What is needed » Select from the data all lines with the word "diagram".

Source code of charts
━━━━━━
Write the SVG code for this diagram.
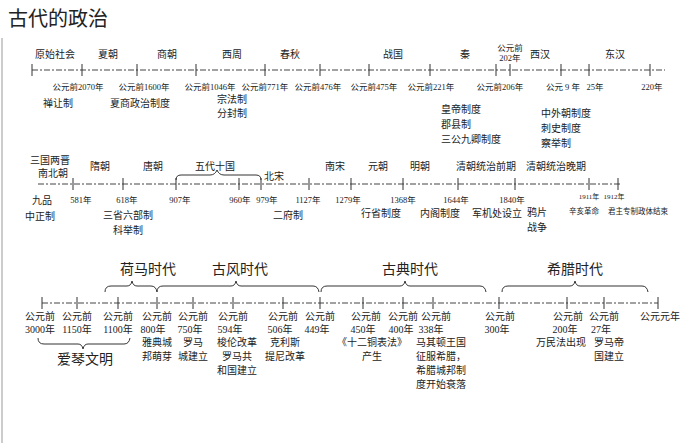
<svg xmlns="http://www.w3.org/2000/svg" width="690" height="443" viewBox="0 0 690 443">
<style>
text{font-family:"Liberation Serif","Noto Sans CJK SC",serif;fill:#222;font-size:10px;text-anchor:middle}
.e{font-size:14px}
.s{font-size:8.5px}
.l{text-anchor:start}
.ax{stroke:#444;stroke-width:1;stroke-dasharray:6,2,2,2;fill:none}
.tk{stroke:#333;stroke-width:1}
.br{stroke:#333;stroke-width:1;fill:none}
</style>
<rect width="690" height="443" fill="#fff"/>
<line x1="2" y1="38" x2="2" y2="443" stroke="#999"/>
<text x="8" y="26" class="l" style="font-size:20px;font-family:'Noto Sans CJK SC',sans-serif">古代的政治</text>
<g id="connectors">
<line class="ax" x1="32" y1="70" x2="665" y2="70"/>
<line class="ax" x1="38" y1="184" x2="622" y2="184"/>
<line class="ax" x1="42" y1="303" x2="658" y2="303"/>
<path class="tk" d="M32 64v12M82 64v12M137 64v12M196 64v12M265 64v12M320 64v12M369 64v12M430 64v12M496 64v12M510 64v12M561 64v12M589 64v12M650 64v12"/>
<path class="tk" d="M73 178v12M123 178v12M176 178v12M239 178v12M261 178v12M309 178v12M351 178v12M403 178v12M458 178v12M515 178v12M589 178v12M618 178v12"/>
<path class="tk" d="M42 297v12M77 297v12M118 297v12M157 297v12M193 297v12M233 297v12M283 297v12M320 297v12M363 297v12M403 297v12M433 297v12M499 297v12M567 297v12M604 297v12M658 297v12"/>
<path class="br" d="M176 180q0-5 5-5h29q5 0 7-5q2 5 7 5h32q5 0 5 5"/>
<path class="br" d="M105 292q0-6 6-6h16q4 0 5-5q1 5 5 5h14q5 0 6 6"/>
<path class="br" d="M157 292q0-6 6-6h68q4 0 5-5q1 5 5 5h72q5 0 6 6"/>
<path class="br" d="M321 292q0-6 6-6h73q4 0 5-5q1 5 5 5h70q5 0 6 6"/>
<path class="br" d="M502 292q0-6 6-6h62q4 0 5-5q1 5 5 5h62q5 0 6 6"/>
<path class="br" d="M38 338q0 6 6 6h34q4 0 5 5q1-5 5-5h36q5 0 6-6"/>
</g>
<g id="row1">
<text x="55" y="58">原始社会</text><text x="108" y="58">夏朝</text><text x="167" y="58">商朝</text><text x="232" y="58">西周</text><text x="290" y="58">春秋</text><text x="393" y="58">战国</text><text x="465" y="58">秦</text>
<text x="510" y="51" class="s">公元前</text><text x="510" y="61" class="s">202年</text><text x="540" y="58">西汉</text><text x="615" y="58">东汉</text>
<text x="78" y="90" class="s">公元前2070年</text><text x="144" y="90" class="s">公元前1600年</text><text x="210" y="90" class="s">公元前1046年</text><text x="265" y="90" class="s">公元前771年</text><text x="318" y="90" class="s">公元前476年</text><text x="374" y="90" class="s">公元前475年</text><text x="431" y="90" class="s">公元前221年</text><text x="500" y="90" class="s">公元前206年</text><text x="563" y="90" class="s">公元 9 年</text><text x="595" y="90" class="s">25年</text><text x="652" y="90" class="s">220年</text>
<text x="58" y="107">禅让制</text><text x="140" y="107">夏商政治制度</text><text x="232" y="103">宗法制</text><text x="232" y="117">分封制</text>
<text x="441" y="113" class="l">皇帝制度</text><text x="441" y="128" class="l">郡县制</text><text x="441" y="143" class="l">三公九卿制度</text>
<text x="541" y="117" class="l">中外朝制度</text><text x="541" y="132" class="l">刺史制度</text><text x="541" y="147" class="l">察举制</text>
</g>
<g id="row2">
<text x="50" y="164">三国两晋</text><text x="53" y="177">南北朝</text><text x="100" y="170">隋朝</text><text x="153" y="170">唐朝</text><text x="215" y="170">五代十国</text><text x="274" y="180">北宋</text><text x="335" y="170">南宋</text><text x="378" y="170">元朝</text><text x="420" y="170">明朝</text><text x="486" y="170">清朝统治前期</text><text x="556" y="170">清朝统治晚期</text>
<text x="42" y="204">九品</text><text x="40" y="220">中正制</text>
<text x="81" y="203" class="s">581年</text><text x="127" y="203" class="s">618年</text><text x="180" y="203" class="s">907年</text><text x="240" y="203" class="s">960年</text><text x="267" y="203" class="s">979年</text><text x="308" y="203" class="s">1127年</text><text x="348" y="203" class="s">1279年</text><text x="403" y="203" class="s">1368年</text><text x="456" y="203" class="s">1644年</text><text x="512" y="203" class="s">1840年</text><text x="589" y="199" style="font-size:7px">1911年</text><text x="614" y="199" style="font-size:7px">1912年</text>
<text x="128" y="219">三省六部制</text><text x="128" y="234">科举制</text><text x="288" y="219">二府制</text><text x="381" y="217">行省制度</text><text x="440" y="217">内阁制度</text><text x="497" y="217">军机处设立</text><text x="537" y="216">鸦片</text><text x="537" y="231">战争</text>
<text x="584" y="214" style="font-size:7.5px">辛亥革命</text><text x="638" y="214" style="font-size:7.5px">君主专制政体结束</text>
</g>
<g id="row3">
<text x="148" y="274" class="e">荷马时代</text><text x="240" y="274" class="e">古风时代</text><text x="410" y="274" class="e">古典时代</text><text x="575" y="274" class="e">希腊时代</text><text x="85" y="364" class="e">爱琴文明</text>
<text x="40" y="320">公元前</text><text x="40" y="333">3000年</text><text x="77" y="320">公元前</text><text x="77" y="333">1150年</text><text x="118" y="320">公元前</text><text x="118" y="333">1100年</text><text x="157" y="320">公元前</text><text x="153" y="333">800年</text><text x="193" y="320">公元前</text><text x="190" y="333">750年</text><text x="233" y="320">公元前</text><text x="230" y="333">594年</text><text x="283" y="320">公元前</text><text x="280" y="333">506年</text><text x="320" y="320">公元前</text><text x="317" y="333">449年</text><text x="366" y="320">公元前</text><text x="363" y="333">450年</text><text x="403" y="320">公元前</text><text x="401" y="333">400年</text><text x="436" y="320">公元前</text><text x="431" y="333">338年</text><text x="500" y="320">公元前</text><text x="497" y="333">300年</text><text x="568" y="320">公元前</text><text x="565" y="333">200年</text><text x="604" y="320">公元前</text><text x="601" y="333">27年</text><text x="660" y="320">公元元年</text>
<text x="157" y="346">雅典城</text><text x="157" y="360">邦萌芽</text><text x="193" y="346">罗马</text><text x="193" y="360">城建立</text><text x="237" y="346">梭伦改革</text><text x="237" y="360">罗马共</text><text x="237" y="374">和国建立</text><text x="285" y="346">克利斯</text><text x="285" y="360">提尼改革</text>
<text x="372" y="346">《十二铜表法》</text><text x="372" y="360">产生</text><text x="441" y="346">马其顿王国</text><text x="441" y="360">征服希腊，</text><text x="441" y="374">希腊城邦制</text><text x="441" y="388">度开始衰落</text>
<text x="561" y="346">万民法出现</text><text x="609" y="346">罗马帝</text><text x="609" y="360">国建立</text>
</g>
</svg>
━━━━━━
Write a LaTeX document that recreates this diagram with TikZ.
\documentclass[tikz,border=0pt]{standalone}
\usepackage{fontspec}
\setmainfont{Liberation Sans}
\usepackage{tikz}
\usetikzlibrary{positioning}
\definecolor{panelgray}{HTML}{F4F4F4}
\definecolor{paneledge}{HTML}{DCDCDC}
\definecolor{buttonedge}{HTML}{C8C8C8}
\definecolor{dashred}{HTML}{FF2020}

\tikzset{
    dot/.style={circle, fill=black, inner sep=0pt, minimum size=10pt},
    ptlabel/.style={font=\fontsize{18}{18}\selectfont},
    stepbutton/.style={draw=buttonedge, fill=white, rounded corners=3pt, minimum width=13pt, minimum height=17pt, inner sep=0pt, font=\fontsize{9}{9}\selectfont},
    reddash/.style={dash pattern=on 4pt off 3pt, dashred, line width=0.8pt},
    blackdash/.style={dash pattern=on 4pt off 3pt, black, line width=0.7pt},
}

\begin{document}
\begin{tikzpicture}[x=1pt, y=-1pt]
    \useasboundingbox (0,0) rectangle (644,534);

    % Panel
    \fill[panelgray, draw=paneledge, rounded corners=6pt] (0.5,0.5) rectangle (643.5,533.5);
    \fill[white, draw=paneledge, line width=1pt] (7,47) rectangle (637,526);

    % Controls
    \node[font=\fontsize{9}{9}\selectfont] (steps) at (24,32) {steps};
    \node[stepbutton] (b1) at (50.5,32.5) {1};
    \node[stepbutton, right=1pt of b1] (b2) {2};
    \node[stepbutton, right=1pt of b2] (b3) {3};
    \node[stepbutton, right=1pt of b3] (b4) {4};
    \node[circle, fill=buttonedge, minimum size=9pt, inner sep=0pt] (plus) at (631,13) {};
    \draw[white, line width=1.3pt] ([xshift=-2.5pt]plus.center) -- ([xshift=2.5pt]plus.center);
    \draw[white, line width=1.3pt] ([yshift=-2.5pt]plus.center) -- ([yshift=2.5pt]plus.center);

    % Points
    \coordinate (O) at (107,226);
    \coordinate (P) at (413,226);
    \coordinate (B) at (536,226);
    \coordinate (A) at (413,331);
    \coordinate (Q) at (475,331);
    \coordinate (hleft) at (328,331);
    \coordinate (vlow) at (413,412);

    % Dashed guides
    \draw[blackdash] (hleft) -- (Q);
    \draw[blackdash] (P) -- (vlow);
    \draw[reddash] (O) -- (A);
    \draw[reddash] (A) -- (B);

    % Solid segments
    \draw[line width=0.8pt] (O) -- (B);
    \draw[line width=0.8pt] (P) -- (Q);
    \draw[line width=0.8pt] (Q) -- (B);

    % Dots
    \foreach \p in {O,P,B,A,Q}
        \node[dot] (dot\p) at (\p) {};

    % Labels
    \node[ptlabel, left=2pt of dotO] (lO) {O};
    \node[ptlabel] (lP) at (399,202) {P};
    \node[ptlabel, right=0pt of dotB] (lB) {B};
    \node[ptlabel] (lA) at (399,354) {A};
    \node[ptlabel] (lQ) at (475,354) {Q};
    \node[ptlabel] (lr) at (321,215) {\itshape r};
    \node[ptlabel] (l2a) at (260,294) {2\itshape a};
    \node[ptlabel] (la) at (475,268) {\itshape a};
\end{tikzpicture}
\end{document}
━━━━━━
Answer to the exercise »
Write the SVG code for this diagram.
Write a LaTeX document that recreates this diagram with TikZ.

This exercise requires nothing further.